- Exercise
From the first line of the listing below, retype each line up to and including the one with "let yTicksRight = [0.3, 0.4, 0.5, 0.6, 0.7, 0.8, 0.9, 1.0];"; pictures stay out.

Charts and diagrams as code
--- Begin ---
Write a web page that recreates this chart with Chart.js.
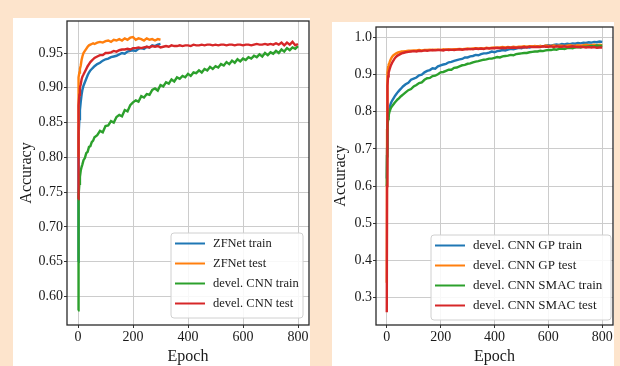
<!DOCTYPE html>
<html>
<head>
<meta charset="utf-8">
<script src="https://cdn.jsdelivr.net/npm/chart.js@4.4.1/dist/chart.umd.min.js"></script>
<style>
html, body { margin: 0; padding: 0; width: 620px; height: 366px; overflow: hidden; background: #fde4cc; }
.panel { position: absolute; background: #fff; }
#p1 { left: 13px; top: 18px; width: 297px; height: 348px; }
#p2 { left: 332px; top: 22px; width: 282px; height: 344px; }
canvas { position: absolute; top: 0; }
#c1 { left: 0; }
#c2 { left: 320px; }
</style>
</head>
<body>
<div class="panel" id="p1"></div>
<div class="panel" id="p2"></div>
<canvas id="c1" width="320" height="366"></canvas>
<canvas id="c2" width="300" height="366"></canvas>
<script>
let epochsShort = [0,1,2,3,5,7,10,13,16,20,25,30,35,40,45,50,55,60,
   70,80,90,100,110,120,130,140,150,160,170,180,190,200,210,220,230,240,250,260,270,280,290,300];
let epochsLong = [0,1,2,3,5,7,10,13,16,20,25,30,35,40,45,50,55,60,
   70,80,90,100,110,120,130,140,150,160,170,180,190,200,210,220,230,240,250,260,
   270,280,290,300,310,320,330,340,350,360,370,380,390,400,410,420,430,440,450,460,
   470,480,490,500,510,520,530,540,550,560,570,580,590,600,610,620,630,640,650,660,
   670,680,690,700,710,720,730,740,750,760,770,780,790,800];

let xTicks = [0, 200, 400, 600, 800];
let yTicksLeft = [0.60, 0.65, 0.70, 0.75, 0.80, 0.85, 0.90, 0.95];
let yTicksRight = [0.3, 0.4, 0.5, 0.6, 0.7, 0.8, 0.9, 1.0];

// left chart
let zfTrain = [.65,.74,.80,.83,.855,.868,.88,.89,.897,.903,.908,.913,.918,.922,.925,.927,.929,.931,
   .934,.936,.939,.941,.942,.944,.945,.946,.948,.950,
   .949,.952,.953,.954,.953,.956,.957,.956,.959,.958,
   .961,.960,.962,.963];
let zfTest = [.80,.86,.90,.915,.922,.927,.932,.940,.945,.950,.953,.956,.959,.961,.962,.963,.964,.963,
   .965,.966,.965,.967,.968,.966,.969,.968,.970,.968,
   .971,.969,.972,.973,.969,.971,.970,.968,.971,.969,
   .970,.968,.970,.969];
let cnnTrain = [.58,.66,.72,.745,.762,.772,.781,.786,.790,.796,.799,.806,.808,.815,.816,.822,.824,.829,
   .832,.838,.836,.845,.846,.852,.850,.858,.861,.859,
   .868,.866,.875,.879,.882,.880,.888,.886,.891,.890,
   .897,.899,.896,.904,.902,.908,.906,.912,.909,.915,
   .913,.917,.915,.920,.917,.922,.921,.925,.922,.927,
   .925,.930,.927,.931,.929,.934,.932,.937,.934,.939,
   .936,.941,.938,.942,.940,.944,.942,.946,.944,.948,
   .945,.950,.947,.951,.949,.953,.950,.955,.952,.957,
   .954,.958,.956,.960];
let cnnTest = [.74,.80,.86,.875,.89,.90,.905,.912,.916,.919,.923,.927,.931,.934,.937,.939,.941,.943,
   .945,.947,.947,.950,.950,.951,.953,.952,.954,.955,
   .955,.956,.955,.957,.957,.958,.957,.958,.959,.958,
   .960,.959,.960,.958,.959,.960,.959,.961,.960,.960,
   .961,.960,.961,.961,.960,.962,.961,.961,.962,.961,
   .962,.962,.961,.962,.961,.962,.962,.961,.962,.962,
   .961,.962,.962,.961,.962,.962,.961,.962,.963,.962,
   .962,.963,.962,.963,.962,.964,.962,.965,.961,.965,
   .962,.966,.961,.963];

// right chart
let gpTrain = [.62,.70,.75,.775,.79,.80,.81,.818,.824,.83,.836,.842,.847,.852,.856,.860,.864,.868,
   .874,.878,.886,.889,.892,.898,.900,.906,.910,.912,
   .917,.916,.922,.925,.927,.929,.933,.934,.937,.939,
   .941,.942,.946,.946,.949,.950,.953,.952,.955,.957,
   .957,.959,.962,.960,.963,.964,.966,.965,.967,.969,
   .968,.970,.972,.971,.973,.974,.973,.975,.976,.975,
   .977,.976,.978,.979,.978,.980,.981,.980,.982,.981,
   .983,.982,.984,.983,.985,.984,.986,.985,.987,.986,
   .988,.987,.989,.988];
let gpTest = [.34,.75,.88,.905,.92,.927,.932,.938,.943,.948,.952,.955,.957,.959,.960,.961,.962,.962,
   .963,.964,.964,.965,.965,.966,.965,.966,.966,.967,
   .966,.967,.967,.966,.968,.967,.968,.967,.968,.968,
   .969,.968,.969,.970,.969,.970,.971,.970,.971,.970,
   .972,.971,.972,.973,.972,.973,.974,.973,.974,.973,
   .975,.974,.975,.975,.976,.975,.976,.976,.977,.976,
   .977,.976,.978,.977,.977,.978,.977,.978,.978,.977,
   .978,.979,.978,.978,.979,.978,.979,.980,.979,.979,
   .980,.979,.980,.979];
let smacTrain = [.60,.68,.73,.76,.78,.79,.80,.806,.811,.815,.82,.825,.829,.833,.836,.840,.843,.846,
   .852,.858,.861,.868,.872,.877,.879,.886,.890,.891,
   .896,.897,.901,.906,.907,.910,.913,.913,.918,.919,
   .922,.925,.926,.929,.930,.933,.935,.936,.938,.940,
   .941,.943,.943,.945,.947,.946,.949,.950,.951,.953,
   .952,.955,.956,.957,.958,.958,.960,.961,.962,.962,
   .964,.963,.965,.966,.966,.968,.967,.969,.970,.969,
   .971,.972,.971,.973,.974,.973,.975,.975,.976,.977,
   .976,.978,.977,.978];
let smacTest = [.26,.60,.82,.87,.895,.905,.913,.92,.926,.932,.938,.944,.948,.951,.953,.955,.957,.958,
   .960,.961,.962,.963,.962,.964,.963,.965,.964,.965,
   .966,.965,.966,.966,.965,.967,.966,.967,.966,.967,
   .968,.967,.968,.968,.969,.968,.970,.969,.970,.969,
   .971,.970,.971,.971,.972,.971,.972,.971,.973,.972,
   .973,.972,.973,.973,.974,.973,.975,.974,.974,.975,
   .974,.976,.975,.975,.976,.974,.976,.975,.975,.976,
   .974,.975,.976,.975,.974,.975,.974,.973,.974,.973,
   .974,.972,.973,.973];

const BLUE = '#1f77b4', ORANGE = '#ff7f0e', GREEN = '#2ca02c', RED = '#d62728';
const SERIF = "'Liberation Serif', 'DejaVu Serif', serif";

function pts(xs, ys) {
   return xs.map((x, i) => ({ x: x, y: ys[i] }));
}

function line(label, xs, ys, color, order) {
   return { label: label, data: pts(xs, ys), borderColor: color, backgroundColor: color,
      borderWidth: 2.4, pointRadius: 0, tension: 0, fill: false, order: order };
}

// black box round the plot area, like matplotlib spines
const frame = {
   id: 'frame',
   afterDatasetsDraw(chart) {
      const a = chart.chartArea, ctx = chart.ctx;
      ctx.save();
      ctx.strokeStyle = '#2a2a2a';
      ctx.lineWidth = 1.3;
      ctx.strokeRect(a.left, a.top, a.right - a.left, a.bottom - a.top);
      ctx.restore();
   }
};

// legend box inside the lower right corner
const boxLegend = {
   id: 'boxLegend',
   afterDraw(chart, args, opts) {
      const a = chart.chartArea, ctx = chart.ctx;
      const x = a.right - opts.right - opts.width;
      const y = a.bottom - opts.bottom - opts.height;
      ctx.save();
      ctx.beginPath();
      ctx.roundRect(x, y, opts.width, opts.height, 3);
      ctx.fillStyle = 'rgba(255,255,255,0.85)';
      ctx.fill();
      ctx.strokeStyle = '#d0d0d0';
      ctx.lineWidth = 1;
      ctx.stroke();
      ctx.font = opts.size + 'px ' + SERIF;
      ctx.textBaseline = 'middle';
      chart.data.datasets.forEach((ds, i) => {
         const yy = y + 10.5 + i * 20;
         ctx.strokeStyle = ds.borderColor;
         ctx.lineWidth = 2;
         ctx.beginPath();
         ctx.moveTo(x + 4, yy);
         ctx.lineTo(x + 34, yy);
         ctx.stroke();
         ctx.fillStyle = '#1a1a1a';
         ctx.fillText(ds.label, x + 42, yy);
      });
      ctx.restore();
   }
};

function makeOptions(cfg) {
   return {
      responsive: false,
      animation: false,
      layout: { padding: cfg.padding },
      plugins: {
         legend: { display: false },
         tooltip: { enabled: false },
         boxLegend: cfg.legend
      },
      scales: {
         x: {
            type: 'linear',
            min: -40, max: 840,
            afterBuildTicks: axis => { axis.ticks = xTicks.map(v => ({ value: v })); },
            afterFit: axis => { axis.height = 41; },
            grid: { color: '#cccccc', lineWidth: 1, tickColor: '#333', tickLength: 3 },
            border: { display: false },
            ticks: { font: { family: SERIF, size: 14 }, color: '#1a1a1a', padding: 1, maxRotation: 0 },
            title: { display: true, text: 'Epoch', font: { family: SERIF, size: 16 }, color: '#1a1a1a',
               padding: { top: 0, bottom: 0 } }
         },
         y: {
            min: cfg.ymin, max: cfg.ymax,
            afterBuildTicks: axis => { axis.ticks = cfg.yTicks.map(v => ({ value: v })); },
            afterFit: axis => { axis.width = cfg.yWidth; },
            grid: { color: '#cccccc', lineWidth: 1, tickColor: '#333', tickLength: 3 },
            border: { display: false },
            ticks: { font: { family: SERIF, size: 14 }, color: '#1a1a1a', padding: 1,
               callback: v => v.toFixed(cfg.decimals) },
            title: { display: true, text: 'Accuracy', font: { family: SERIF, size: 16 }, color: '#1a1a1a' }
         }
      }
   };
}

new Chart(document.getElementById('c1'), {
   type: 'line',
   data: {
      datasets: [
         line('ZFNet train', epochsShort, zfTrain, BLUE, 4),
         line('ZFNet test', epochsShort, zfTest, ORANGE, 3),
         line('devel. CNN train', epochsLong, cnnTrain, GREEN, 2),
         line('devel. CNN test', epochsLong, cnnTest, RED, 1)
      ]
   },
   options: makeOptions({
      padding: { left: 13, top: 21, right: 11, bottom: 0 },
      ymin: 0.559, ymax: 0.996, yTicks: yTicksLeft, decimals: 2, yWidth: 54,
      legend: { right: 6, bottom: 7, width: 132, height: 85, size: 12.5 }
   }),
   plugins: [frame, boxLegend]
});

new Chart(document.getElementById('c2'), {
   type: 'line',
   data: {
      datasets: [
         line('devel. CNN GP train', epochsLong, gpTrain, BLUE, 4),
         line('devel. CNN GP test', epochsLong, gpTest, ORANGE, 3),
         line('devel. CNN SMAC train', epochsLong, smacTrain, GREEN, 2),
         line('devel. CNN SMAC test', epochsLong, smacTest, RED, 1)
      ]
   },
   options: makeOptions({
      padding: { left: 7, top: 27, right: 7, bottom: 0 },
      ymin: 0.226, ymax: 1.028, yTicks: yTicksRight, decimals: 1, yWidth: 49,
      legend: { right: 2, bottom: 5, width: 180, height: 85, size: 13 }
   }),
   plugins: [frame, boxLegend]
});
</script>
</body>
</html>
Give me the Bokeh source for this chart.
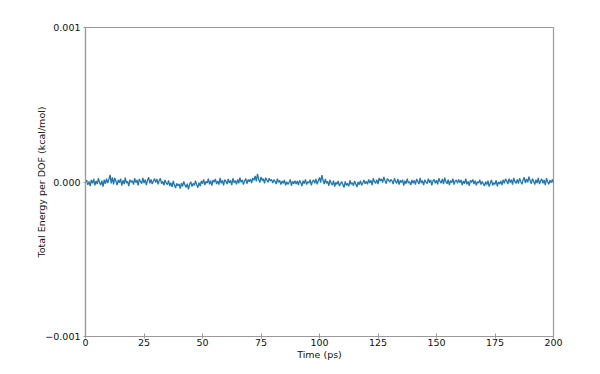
--- End ---
- Exercise answer
Write a web page that recreates this chart with Chart.js.
<!DOCTYPE html>
<html>
<head>
<meta charset="utf-8">
<script src="https://cdn.jsdelivr.net/npm/chart.js@4.4.1/dist/chart.umd.min.js"></script>
<style>
html, body { margin: 0; padding: 0; width: 620px; height: 366px; overflow: hidden; background: #fde4cc; }
.panel { position: absolute; background: #fff; }
#p1 { left: 13px; top: 18px; width: 297px; height: 348px; }
#p2 { left: 332px; top: 22px; width: 282px; height: 344px; }
canvas { position: absolute; top: 0; }
#c1 { left: 0; }
#c2 { left: 320px; }
</style>
</head>
<body>
<div class="panel" id="p1"></div>
<div class="panel" id="p2"></div>
<canvas id="c1" width="320" height="366"></canvas>
<canvas id="c2" width="300" height="366"></canvas>
<script>
let epochsShort = [0,1,2,3,5,7,10,13,16,20,25,30,35,40,45,50,55,60,
   70,80,90,100,110,120,130,140,150,160,170,180,190,200,210,220,230,240,250,260,270,280,290,300];
let epochsLong = [0,1,2,3,5,7,10,13,16,20,25,30,35,40,45,50,55,60,
   70,80,90,100,110,120,130,140,150,160,170,180,190,200,210,220,230,240,250,260,
   270,280,290,300,310,320,330,340,350,360,370,380,390,400,410,420,430,440,450,460,
   470,480,490,500,510,520,530,540,550,560,570,580,590,600,610,620,630,640,650,660,
   670,680,690,700,710,720,730,740,750,760,770,780,790,800];

let xTicks = [0, 200, 400, 600, 800];
let yTicksLeft = [0.60, 0.65, 0.70, 0.75, 0.80, 0.85, 0.90, 0.95];
let yTicksRight = [0.3, 0.4, 0.5, 0.6, 0.7, 0.8, 0.9, 1.0];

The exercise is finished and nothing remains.